Guests at Loveless Motel are invited annually to decorate their room doors and may purchase various holiday decor, including popular Christmas trees and decorative balls at Hit and Split, our convenience store located off the lobby.  Too busy to decorate it yourself?  Hire one of our staff members to attend to your specific requests.

Monday, November 27, 2023

366. Yesteryear's Queers' Word of the Day #41 - Gorilla Salad

Gorilla Salad
Thick, dark,
hairy pubes
-1960s-
"I like the guy, but ever time we're together, I spend 2 days with a toothpick getting out all that gorilla salad stuck in my teeth"

Sunday, November 26, 2023

365. Washable Naugahyde furnishings at Aluminum City

 Popular Aluminum City trailer homes at Loveless Motel include contemporary Naugahyde furnishings which are easily wiped off, reducing the chance of additional cleaning charges that may be levied after your stay.  So feel free to let yourself go in these units, though we advise against getting anything on the highly absorbent wood paneling in many of our tin can units.

364. Adjectives are a man's best friend

Adjectives are a man's best friend. When it comes to personal fashion, look no further than Packaged Goods!, located off the lobby at Loveless Motel.  Carrying a full stock of intimate wear from jockstraps to trusses, in a place where it's hard to tell who wants to do what to whom, these fashion pullovers will leave no doubt about who's boss at Smarty Pants Disco.
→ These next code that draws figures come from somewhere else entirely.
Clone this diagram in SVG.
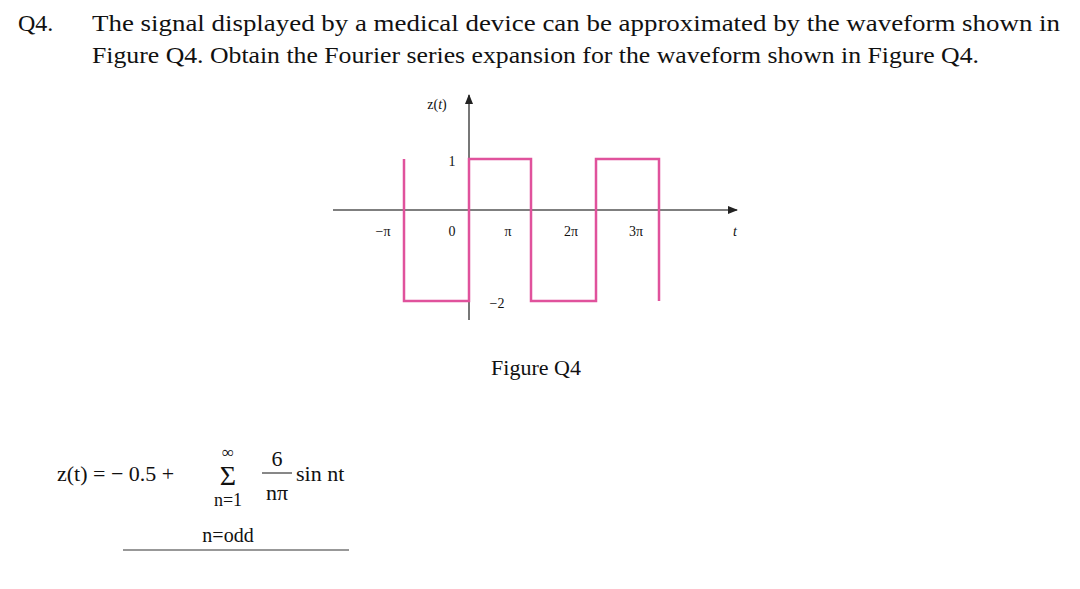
<svg xmlns="http://www.w3.org/2000/svg" width="1080" height="589" viewBox="0 0 1080 589" font-family="'Liberation Serif', 'Times New Roman', Tinos, serif">
<style>
text{font-family:'Liberation Serif','Times New Roman',Tinos,serif;fill:#111}
.w{fill:none;stroke:#e0529c;stroke-width:2.5}
.ax{stroke:#555;stroke-width:1.6;fill:none}
</style>
<defs><marker id="ar" markerWidth="10" markerHeight="8" refX="9" refY="4" orient="auto" markerUnits="userSpaceOnUse"><path d="M0,0L10,4L0,8z" fill="#222"/></marker></defs>
<rect width="1080" height="589" fill="#fff"/>
<text x="18" y="31" font-size="24">Q4.</text>
<text x="92" y="31" font-size="24" textLength="968" lengthAdjust="spacingAndGlyphs">The signal displayed by a medical device can be approximated by the waveform shown in</text>
<text x="92" y="63" font-size="24" textLength="887" lengthAdjust="spacingAndGlyphs">Figure Q4. Obtain the Fourier series expansion for the waveform shown in Figure Q4.</text>
<g id="axes">
<line class="ax" x1="333" y1="210" x2="737" y2="210" marker-end="url(#ar)"/>
<line class="ax" x1="469" y1="320" x2="469" y2="95" marker-end="url(#ar)"/>
</g>
<g id="wave"><path class="w" d="M404,159V301H469V159H531V301H596V159H659V301"/></g>
<g id="labels" font-size="14" text-anchor="middle">
<text x="383" y="236">−π</text><text x="452" y="236">0</text><text x="508" y="236">π</text>
<text x="571" y="236">2π</text><text x="636" y="236">3π</text>
<text x="735" y="236" font-style="italic">t</text>
<text x="437" y="109">z(<tspan font-style="italic">t</tspan>)</text>
<text x="452" y="166">1</text><text x="497" y="308">−2</text>
</g>
<text x="536" y="375" font-size="22" text-anchor="middle">Figure Q4</text>
<g id="eq" font-size="22">
<text x="57" y="481">z(t) = − 0.5 +</text>
<text x="228" y="458" font-size="17" text-anchor="middle">∞</text>
<text x="228" y="485" font-size="28" text-anchor="middle">Σ</text>
<text x="228" y="506" font-size="18" text-anchor="middle">n=1</text>
<text x="277" y="466" text-anchor="middle">6</text>
<line x1="262" y1="473" x2="292" y2="473" stroke="#111" stroke-width="1"/>
<text x="277" y="500" text-anchor="middle">nπ</text>
<text x="296" y="481">sin nt</text>
<text x="228" y="542" font-size="20" text-anchor="middle">n=odd</text>
<line x1="123" y1="550" x2="349" y2="550" stroke="#333" stroke-width="1.2"/>
</g>
</svg>
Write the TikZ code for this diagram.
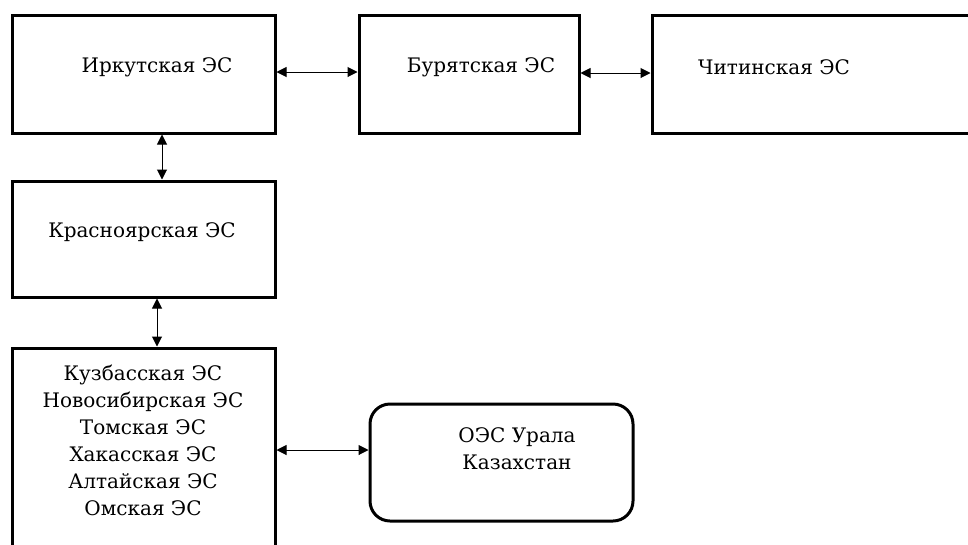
\documentclass[tikz,border=0pt]{standalone}
\usepackage{fontspec}
\setmainfont{DejaVu Serif}
\usetikzlibrary{arrows.meta}
\begin{document}
\begin{tikzpicture}[x=1pt,y=-1pt,
  box/.style={draw=black,line width=3pt,inner sep=0pt},
  lbl/.style={inner sep=0pt,font=\fontsize{20}{27}\selectfont,align=center,anchor=center},
  arr/.style={line width=1pt,{Triangle[length=10pt,width=10pt]}-{Triangle[length=10pt,width=10pt]}}]
\useasboundingbox (0,0) rectangle (968,544);
\clip (0,0) rectangle (968,544);
\fill[white] (0,0) rectangle (968,544);
% boxes
\node[box,minimum width=263pt,minimum height=118pt] (irk) at (143.5,74) {};
\node[box,minimum width=220pt,minimum height=118pt] (bur) at (469,74) {};
\node[box,minimum width=340pt,minimum height=118pt] (chi) at (822,74) {};
\node[box,minimum width=263pt,minimum height=116pt] (kra) at (143.5,239) {};
\node[box,minimum width=263pt,minimum height=252pt] (sib) at (143.5,474) {};
\node[box,rounded corners=20pt,minimum width=263pt,minimum height=117pt] (ural) at (501.5,462.5) {};
% labels
\node[lbl] (tirk) at (157,67) {Иркутская ЭС};
\node[lbl] (tbur) at (481,67) {Бурятская ЭС};
\node[lbl] (tchi) at (774,67) {Читинская ЭС};
\node[lbl] (tkra) at (142,232) {Красноярская ЭС};
\node[lbl] (tsib) at (143,440) {Кузбасская ЭС\\Новосибирская ЭС\\Томская ЭС\\Хакасская ЭС\\Алтайская ЭС\\Омская ЭС};
\node[lbl] (tural) at (517,448.5) {ОЭС Урала\\Казахстан};
% connectors
\draw[arr] ([yshift=2pt]irk.east) -- ([yshift=2pt]bur.west);
\draw[arr] ([yshift=1pt]bur.east) -- ([yshift=1pt]chi.west);
\draw[arr] ([xshift=18.5pt]irk.south) -- ([xshift=18.5pt]kra.north);
\draw[arr] ([xshift=13.5pt]kra.south) -- ([xshift=13.5pt]sib.north);
\draw[arr] ([yshift=24pt]sib.east) -- ([yshift=12.5pt]ural.west);
\end{tikzpicture}
\end{document}
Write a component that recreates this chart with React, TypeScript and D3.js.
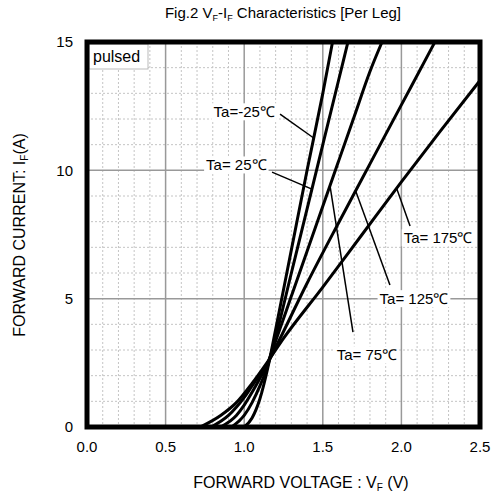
import React, { useEffect, useRef } from 'react';
import * as d3 from 'd3';

// forward voltage (V) / forward current (A), per case temperature
const curveM25: [number, number][] = [[1.0, 0], [1.05, 0.35], [1.1, 1.1], [1.15, 2.3], [1.2, 3.8], [1.3, 6.9], [1.4, 10.0], [1.5, 13.0], [1.562, 15]];
const curve25: [number, number][] = [[0.92, 0], [1.0, 0.45], [1.05, 0.95], [1.1, 1.6], [1.15, 2.4], [1.2, 3.5], [1.3, 6.0], [1.4, 8.5], [1.5, 11.0], [1.6, 13.5], [1.66, 15]];
const curve75: [number, number][] = [[0.85, 0], [0.95, 0.45], [1.0, 0.85], [1.05, 1.35], [1.1, 1.9], [1.15, 2.5], [1.2, 3.35], [1.3, 5.1], [1.4, 6.85], [1.5, 8.6], [1.6, 10.35], [1.7, 12.1], [1.8, 13.85], [1.877, 15]];
const curve125: [number, number][] = [[0.79, 0], [0.9, 0.45], [1.0, 1.15], [1.05, 1.6], [1.1, 2.05], [1.15, 2.5], [1.2, 3.1], [1.4, 5.6], [1.6, 7.95], [1.8, 10.25], [2.0, 12.55], [2.2, 14.85], [2.213, 15]];
const curve175: [number, number][] = [[0.72, 0], [0.85, 0.45], [0.95, 0.95], [1.05, 1.7], [1.15, 2.55], [1.25, 3.45], [1.5, 5.45], [1.75, 7.5], [2.0, 9.55], [2.25, 11.55], [2.5, 13.5]];

const seriesNames = ['Ta=-25℃', 'Ta= 25℃', 'Ta= 75℃', 'Ta= 125℃', 'Ta= 175℃'];
const xTicks = [0, 0.5, 1.0, 1.5, 2.0, 2.5];
const yTicks = [0, 5, 10, 15];

const FONT = '"Liberation Sans", Arial, sans-serif';

// voltage where a curve reaches a given current (linear between read points)
const voltageAt = (pts: [number, number][], i: number) => {
  for (let k = 1; k < pts.length; k++) {
    const [v0, i0] = pts[k - 1];
    const [v1, i1] = pts[k];
    if (i >= i0 && i <= i1) return v0 + ((i - i0) / (i1 - i0)) * (v1 - v0);
  }
  return pts[pts.length - 1][0];
};

const Chart = () => {
  const svgRef = useRef<SVGSVGElement>(null);

  useEffect(() => {
    const width = 492;
    const height = 500;
    const left = 87, right = 480, top = 42, bottom = 427;

    d3.select(svgRef.current).selectAll('*').remove();
    const svg = d3.select(svgRef.current).attr('width', width).attr('height', height);

    const x = d3.scaleLinear().domain([0, 2.5]).range([left, right]);
    const y = d3.scaleLinear().domain([0, 15]).range([bottom, top]);

    svg.append('rect').attr('width', width).attr('height', height).attr('fill', '#fff');

    // grid: dashed every 0.1 V / 1 A, solid every 0.5 V / 5 A
    const grid = svg.append('g');
    const minorX = d3.range(1, 25).map(d => d / 10).filter(d => Math.abs(d * 2 - Math.round(d * 2)) > 1e-6);
    const minorY = d3.range(1, 15).filter(d => d % 5 !== 0);
    grid.selectAll('.mx').data(minorX).enter().append('line')
      .attr('x1', d => x(d)).attr('x2', d => x(d)).attr('y1', top).attr('y2', bottom)
      .attr('stroke', '#c4c4c4').attr('stroke-width', 1).attr('stroke-dasharray', '2,2');
    grid.selectAll('.my').data(minorY).enter().append('line')
      .attr('x1', left).attr('x2', right).attr('y1', d => y(d)).attr('y2', d => y(d))
      .attr('stroke', '#c4c4c4').attr('stroke-width', 1).attr('stroke-dasharray', '2,2');
    grid.selectAll('.Mx').data(xTicks.slice(1, -1)).enter().append('line')
      .attr('x1', d => x(d)).attr('x2', d => x(d)).attr('y1', top).attr('y2', bottom)
      .attr('stroke', '#999').attr('stroke-width', 1.5);
    grid.selectAll('.My').data(yTicks.slice(1, -1)).enter().append('line')
      .attr('x1', left).attr('x2', right).attr('y1', d => y(d)).attr('y2', d => y(d))
      .attr('stroke', '#999').attr('stroke-width', 1.5);

    // curves
    svg.append('clipPath').attr('id', 'plotClip').append('rect')
      .attr('x', left).attr('y', top).attr('width', right - left).attr('height', bottom - top);
    const line = d3.line<[number, number]>()
      .x(d => x(d[0])).y(d => y(d[1]))
      .curve(d3.curveMonotoneX);
    const curves = [curveM25, curve25, curve75, curve125, curve175];
    svg.append('g').attr('clip-path', 'url(#plotClip)')
      .selectAll('path').data(curves).enter().append('path')
      .attr('d', d => line(d))
      .attr('fill', 'none').attr('stroke', '#000').attr('stroke-width', 3);

    // annotations: label centre, leader start (V, I), current where the leader meets its curve
    const notes = [
      { c: 0, tx: 1.0, ty: 12.27, sx: 1.228, sy: 12.19, ei: 11.26 },
      { c: 1, tx: 0.95, ty: 10.2, sx: 1.177, sy: 9.93, ei: 9.27 },
      { c: 2, tx: 1.781, ty: 2.8, sx: 1.692, sy: 3.7, ei: 9.4 },
      { c: 3, tx: 2.08, ty: 4.99, sx: 1.927, sy: 5.53, ei: 9.2 },
      { c: 4, tx: 2.233, ty: 7.36, sx: 2.055, sy: 7.83, ei: 9.3 },
    ];
    const ann = svg.append('g');
    notes.forEach(n => {
      ann.append('line')
        .attr('x1', x(n.sx)).attr('y1', y(n.sy))
        .attr('x2', x(voltageAt(curves[n.c], n.ei))).attr('y2', y(n.ei))
        .attr('stroke', '#000').attr('stroke-width', 1.5);
    });
    notes.forEach(n => {
      const g = ann.append('g');
      const t = g.append('text')
        .attr('x', x(n.tx)).attr('y', y(n.ty))
        .attr('text-anchor', 'middle').attr('dy', '0.35em')
        .attr('font-family', FONT).attr('font-size', 15)
        .text(seriesNames[n.c]);
      const bb = (t.node() as SVGTextElement).getBBox();
      g.insert('rect', 'text')
        .attr('x', bb.x - 2).attr('y', bb.y).attr('width', bb.width + 4).attr('height', bb.height)
        .attr('fill', '#fff');
    });

    // pulsed box
    svg.append('rect').attr('x', 89).attr('y', 44).attr('width', 59).attr('height', 25)
      .attr('fill', '#fff').attr('stroke', '#bbb').attr('stroke-width', 1);
    svg.append('text').attr('x', 93).attr('y', 62)
      .attr('font-family', FONT).attr('font-size', 16).text('pulsed');

    // frame
    svg.append('rect').attr('x', left).attr('y', top).attr('width', right - left).attr('height', bottom - top)
      .attr('fill', 'none').attr('stroke', '#000').attr('stroke-width', 5);

    // tick labels
    svg.selectAll('.xt').data(xTicks).enter().append('text')
      .attr('x', d => x(d)).attr('y', 452).attr('text-anchor', 'middle')
      .attr('font-family', FONT).attr('font-size', 15)
      .text(d => d3.format('.1f')(d));
    svg.selectAll('.yt').data(yTicks).enter().append('text')
      .attr('x', 73).attr('y', d => y(d)).attr('dy', '0.35em').attr('text-anchor', 'end')
      .attr('font-family', FONT).attr('font-size', 15)
      .text(d => d);

    // title
    const title = svg.append('text').attr('x', 283).attr('y', 18).attr('text-anchor', 'middle')
      .attr('font-family', FONT).attr('font-size', 15);
    title.append('tspan').text('Fig.2 V');
    title.append('tspan').attr('font-size', 9).attr('dy', 3).text('F');
    title.append('tspan').attr('dy', -3).text('-I');
    title.append('tspan').attr('font-size', 9).attr('dy', 3).text('F');
    title.append('tspan').attr('dy', -3).text(' Characteristics [Per Leg]');

    // axis titles
    const xl = svg.append('text').attr('x', 301).attr('y', 488).attr('text-anchor', 'middle')
      .attr('font-family', FONT).attr('font-size', 16);
    xl.append('tspan').text('FORWARD VOLTAGE : V');
    xl.append('tspan').attr('font-size', 10).attr('dy', 3).text('F');
    xl.append('tspan').attr('dy', -3).text(' (V)');

    const yl = svg.append('text').attr('transform', 'translate(25,235) rotate(-90)').attr('text-anchor', 'middle')
      .attr('font-family', FONT).attr('font-size', 16);
    yl.append('tspan').text('FORWARD CURRENT: I');
    yl.append('tspan').attr('font-size', 10).attr('dy', 3).text('F');
    yl.append('tspan').attr('dy', -3).text('(A)');
  }, []);

  return <svg ref={svgRef}></svg>;
};

export default function App() {
  return (
    <div style={{ position: 'absolute', left: 0, top: 0 }}>
      <Chart />
    </div>
  );
}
363. Loveless Motel v. Fawlty Construction LLC

Recent renovations have gone awry.  Local contractors DBA Fawlty Construction Co.  Was tasked with adding on to one of the stand alone units in the motor court section of Loveless Motel, and as demonstrated by some of our office personnel in a photograph taken as proof in court and marked "Exhibit A", a wall has collapsed, rendering the unit unrentable.  Our solicitors in town, Law firm known as Dewey, Cheatham and Howe, have filed a suit on our behalf. We expect a swift judgement, plus court costs.
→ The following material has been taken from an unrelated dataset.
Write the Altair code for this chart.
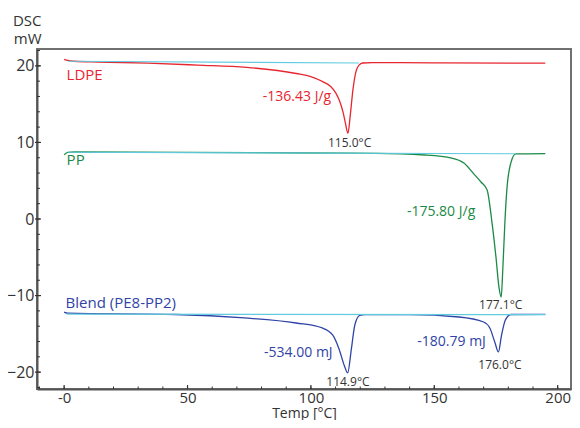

362. When evening shadows fall...

With up to date decorator touches such as burlap window screens (thank you, Loveless Truckstop kitchen staff) and exciting paint colors like Golden Showers, guests are inspired to record their magical moments and have their close encounters captured by an in-house photographer sent over from Shutter Bug Camera Shop, located off the lobby at Loveless Motel.
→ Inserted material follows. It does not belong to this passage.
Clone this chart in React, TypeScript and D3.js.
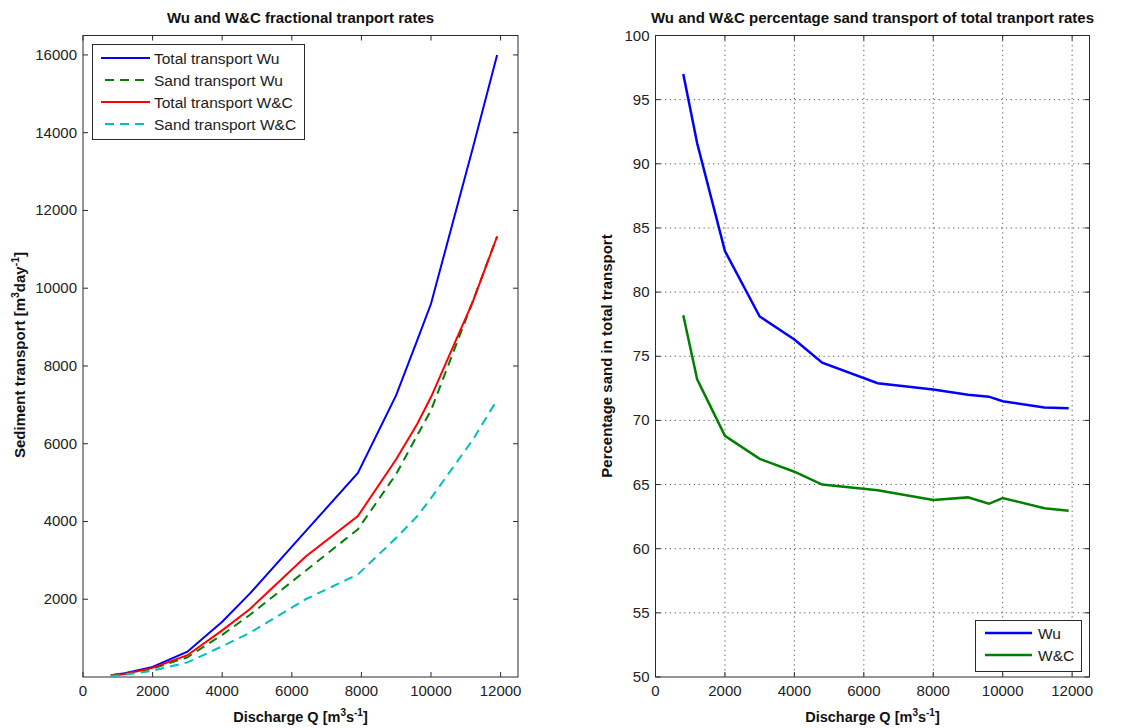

361. Relatively speaking, who's your daddy?

The front desk staff suspects that these two men, who checked in together as Mr. Jones and Mr. Smith actually share the name Mr. Smith. Your secret's ours, and Loveless Motel guarantees confidentiality. But we gotta say, just before our housekeeping guy knocks and can distinctly hear "Take it, Daddy!" 4 times in less than 10 seconds, and hears the slapping sound of the family jewels against bare skin, that nobody's gonna yell uncle. But they might still need towels.

Saturday, November 25, 2023

360. Blunt Smoke Shop for his 21st Birthday

 Two brothers from Michigan have booked into Loveless Motel to celebrate a 21st Birthday Party.  The Birthday Man, Harry Geldmacher, seen here on the left at Blunt's Smoke Shop and Lottery Tickets, is shown here with big brother Frank.  It's Harry's first time to an all-male resort, and Frank has promised a few birthday surprises.  They're heading over to the stables for a horse ride this afternoon.  Dick Blunt told Frank "no charge" for the pack of Camels, and threw in a lottery ticket and a couple of 'gars, and a pack of Beechnut chewing tobacco. "You'll need this over at the stables," he said, "and it's always a good thing to offer a cowboy a chaw"

Tuesday, November 21, 2023

359. 8 Ball Bar "After Hours"


Last call at the 8 Ball Bar at Loveless Motel doesn't necessarily mean it's time to go back to your room.  Sometimes we just lock the doors and ask a select few to stick around.





 

358. Can't spell "Ferragamo" - no Mauve Tavern for you!


Our handsome, mature guest Carter recently heard a knock at his door, and when he opened it, no one was there, but this note was taped to it: 

"I hate to be the bearer of bad news, Carter, but in reviewing your recent answers during your interview, the group feels that you are not quite the right fit for our gatherings at the Mauve Tavern. We hope you'll enjoy some of the other options here at Loveless Motel, such as Ticklers Lounge, and there is a contingent of our members who are hoping to bump into you at the Silver Bullet Bar."

357. Express yourself at Shutter Bug Camera Shop


Shutter Bug Camera Shop, located off the lobby at Loveless Motel, is the perfect place to bring your creative ideas to fruition. Book a photo suite and private photographer today! It's our pleasure to assist and offer suggestions for a successful shoot. Sometimes creativity is nothing more than recognizing the low hanging fruit of ideas and capitalizing on them. Our private photographers are experts in recognizing and handling every opportunity that might present itself.